Finality of the Commissioner's Decisions
The court highlighted the finality of the Commissioner's decisions regarding the performance of work under the contract. It reiterated that the contract expressly designated the Commissioner as the sole judge of the fitness of the work and materials, reinforcing the need for compliance with the directives issued. This provision was designed to ensure that disputes did not impede the progress of public projects, emphasizing the urgency and importance of timely performance. The court's interpretation supported the notion that the Commissioner’s authority was integral to maintaining the workflow of the construction, allowing for swift resolutions to issues as they arose.

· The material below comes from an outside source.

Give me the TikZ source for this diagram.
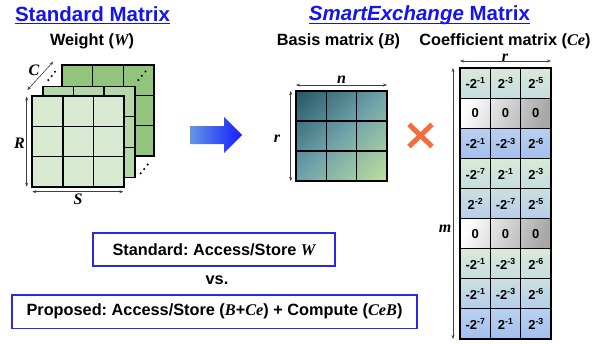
\documentclass[tikz,border=0pt]{standalone}
\usepackage{fontspec}
\setmainfont{Liberation Sans}
\newfontfamily\serfam{Liberation Serif}
\usetikzlibrary{arrows.meta}
\frenchspacing
\newcommand\mv[1]{{\serfam\bfseries\itshape #1}}
\newcommand\pw[2]{#1\raisebox{4.8pt}{\fontsize{8.8}{9}\selectfont #2}}
\definecolor{ttlblue}{RGB}{20,20,240}
\definecolor{boxblue}{RGB}{40,40,235}
\definecolor{lgA}{RGB}{147,196,125}
\definecolor{lgB}{RGB}{182,215,168}
\definecolor{lgC}{RGB}{217,234,211}
\definecolor{bsA}{RGB}{36,88,100}
\definecolor{bsB}{RGB}{112,162,172}
\definecolor{bsC}{RGB}{190,224,158}
\definecolor{gT}{RGB}{218,234,214}
\definecolor{gB}{RGB}{198,221,226}
\definecolor{mT}{RGB}{204,224,224}
\definecolor{mB}{RGB}{180,205,234}
\definecolor{bT}{RGB}{186,208,242}
\definecolor{bB}{RGB}{162,191,236}
\definecolor{zT}{RGB}{252,252,252}
\definecolor{zB}{RGB}{168,168,168}
\definecolor{arrL}{RGB}{100,150,228}
\definecolor{arrR}{RGB}{20,30,255}
\definecolor{crossc}{RGB}{242,110,60}
\tikzset{
  dim/.style={{Stealth[length=4pt,width=3pt]}-{Stealth[length=4pt,width=3pt]}, line width=0.6pt, draw=black!75},
  lbl/.style={font=\fontsize{16}{16}\selectfont\serfam\bfseries\itshape, inner sep=0pt},
  gridline/.style={line width=1.1pt},
  frameline/.style={line width=1.8pt},
  ttl/.style={font=\fontsize{20.5}{22}\selectfont\bfseries, text=ttlblue, inner sep=0pt, anchor=base},
  hdr/.style={font=\fontsize{16.3}{18}\selectfont\bfseries, inner sep=0pt, anchor=base},
  boxnode/.style={draw=boxblue, line width=1.2pt, font=\fontsize{16.3}{18}\selectfont\bfseries, inner sep=0pt},
  celltext/.style={font=\fontsize{13}{14}\selectfont\bfseries, inner sep=0pt},
  pics/layer/.style={code={
    \fill[#1] (0,0) rectangle (92,91);
    \draw[gridline] (30.67,0) -- (30.67,91) (61.33,0) -- (61.33,91)
                    (0,30.33) -- (92,30.33) (0,60.67) -- (92,60.67);
    \draw[frameline] (0,0) rectangle (92,91);
  }}
}
\begin{document}
\begin{tikzpicture}[x=1pt,y=-1pt]
\useasboundingbox (0,0) rectangle (607,343);
\fill[white] (0,0) rectangle (607,343);

% titles
\node[ttl] (t1) at (92.5,21) {Standard Matrix};
\draw[ttlblue,line width=1.3pt] ([yshift=-2.6pt]t1.base west) -- ([yshift=-2.6pt]t1.base east);
\node[ttl] (t2) at (419.5,20.7) {\textit{SmartExchange} Matrix};
\draw[ttlblue,line width=1.3pt] ([yshift=-2.6pt]t2.base west) -- ([yshift=-2.6pt]t2.base east);

\node[hdr] (hw) at (92,45.5) {Weight (\mv{W})};
\node[hdr] (hb) at (338.5,45.7) {Basis matrix (\mv{B})};
\node[hdr] (hc) at (505,45.2) {Coefficient matrix (\mv{Ce})};

% weight layers
\pic at (62,65) {layer=lgA};
\pic at (42.7,86.5) {layer=lgB};
\pic at (32.3,96) {layer=lgC};

% ellipsis dots
\foreach \p in {(48.3,80),(51.7,76),(55,71.7),(138.3,80),(141.8,75.8),(145.5,71.5),(140.7,173.3),(144.2,169),(147.7,164.5)}
  \fill \p circle (1.2pt);

% weight dimensions
\coordinate (rA) at (26.7,96.5);
\coordinate (rB) at (26.7,186.7);
\coordinate (sA) at (32.3,191.7);
\coordinate (sB) at (123.3,191.7);
\coordinate (cA) at (27.3,90);
\coordinate (cB) at (53.3,61.7);
\draw[dim] (rA) -- (rB);
\draw[dim] (sA) -- (sB);
\draw[dim] (cA) -- (cB);
\node[lbl] (lR) at (19.5,143) {R};
\node[lbl] (lS) at (78,199) {S};
\node[lbl] (lC) at (34,70) {C};

% blue arrow
\shade[left color=arrL, right color=arrR] (190,126) -- (224,126) -- (224,117) -- (242,135) -- (224,153) -- (224,144) -- (190,144) -- cycle;

% basis matrix: diagonal gradient in bands
\begin{scope}
\clip (296,91) rectangle (387,181);
\foreach \k in {0,...,59}{
  \pgfmathsetmacro\ua{387+\k*181/60}
  \pgfmathsetmacro\ub{\ua+181/60+0.8}
  \ifnum\k<30
    \pgfmathtruncatemacro\pc{round(100*\k/29.5)}
    \colorlet{bandc}{bsB!\pc!bsA}
  \else
    \pgfmathtruncatemacro\pc{round(100*(\k-29.5)/29.5)}
    \colorlet{bandc}{bsC!\pc!bsB}
  \fi
  \fill[bandc] (\ua-60,60) -- (\ub-60,60) -- (\ub-210,210) -- (\ua-210,210) -- cycle;
}
\end{scope}
\draw[gridline] (326.33,91) -- (326.33,181) (356.67,91) -- (356.67,181) (296,121) -- (387,121) (296,151) -- (387,151);
\draw[frameline] (296,91) rectangle (387,181);
\coordinate (nA) at (296,85);
\coordinate (nB) at (387,85);
\coordinate (brA) at (290.7,91);
\coordinate (brB) at (290.7,181);
\draw[dim] (nA) -- (nB);
\draw[dim] (brA) -- (brB);
\node[lbl] (ln) at (341.5,80) {n};
\node[lbl] (lr1) at (277,138.5) {r};

% cross
\draw[crossc, line width=5pt] (409,124.5) -- (432,146.5) (409,146.5) -- (432,124.5);

% coefficient matrix
\foreach \i/\tc/\bc/\ang in {1/gT/gB/0,2/zT/zB/70,3/bT/bB/0,4/gT/gB/0,5/mT/mB/0,6/zT/zB/70,7/gT/gB/0,8/mT/mB/0,9/bT/bB/0}{
  \pgfmathsetmacro\yt{68+30.11*(\i-1)}
  \shade[top color=\tc, bottom color=\bc, shading angle=\ang] (460,\yt) rectangle (551,\yt+30.11);
}
\foreach \i/\a/\b/\c in {1/\pw{-2}{-1}/\pw{2}{-3}/\pw{2}{-5},
                         2/0/0/0,
                         3/\pw{-2}{-1}/\pw{-2}{-3}/\pw{2}{-6},
                         4/\pw{-2}{-7}/\pw{2}{-1}/\pw{2}{-3},
                         5/\pw{2}{-2}/\pw{-2}{-7}/\pw{2}{-5},
                         6/0/0/0,
                         7/\pw{-2}{-1}/\pw{-2}{-3}/\pw{2}{-6},
                         8/\pw{-2}{-1}/\pw{-2}{-3}/\pw{2}{-6},
                         9/\pw{-2}{-7}/\pw{2}{-1}/\pw{2}{-3}}{
  \pgfmathsetmacro\yc{68+30.11*(\i-1)+15.3}
  \node[celltext] (c\i-1) at (475.2,\yc) {\a};
  \node[celltext] (c\i-2) at (505.5,\yc) {\b};
  \node[celltext] (c\i-3) at (535.8,\yc) {\c};
}
\draw[gridline] (490.33,68) -- (490.33,339) (520.67,68) -- (520.67,339);
\foreach \k in {1,...,8}
  \draw[gridline] (460,68+30.11*\k) -- (551,68+30.11*\k);
\draw[frameline] (460,68) rectangle (551,339);
\coordinate (crA) at (460,61);
\coordinate (crB) at (551,61);
\coordinate (mA) at (453,68);
\coordinate (mB) at (453,339);
\draw[dim] (crA) -- (crB);
\draw[dim] (mA) -- (mB);
\node[lbl] (lr2) at (505,57.6) {r};
\node[lbl] (lm) at (445,229) {m};

% boxes
\node[boxnode, minimum width=242pt, minimum height=33pt] (bstd) at (214,249.5) {Standard: Access/Store \mv{W}};
\node[font=\fontsize{16.3}{18}\selectfont\bfseries, inner sep=0pt] (vs) at (217,280) {vs.};
\node[boxnode, minimum width=405pt, minimum height=33.5pt] (bprop) at (214.5,311.7) {Proposed: Access/Store (\mv{B}+\mv{Ce}) + Compute (\mv{CeB})};
\end{tikzpicture}
\end{document}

Therefore, Vanderlinde's refusal to comply with the Commissioner’s directive constituted a breach of its contractual obligations.
Conclusion on Vanderlinde's Default and Aetna's Obligations
Ultimately, the court affirmed that Vanderlinde was in default of its contractual obligations to replace the defective cable, and that Aetna Casualty and Surety Company breached its duties under the performance bond by failing to act upon the default notification. The court underscored that the intent of the contract was to ensure timely and satisfactory completion of the work, and allowing for unnecessary disputes would contradict that purpose. It reinforced that the relief sought was not merely about monetary damages but about affirming the plaintiffs' rights under the contract to ensure compliance. Thus, the judgment clarified the parties' obligations and allowed for the continuation of the project without further delay, which was paramount given the public interest involved.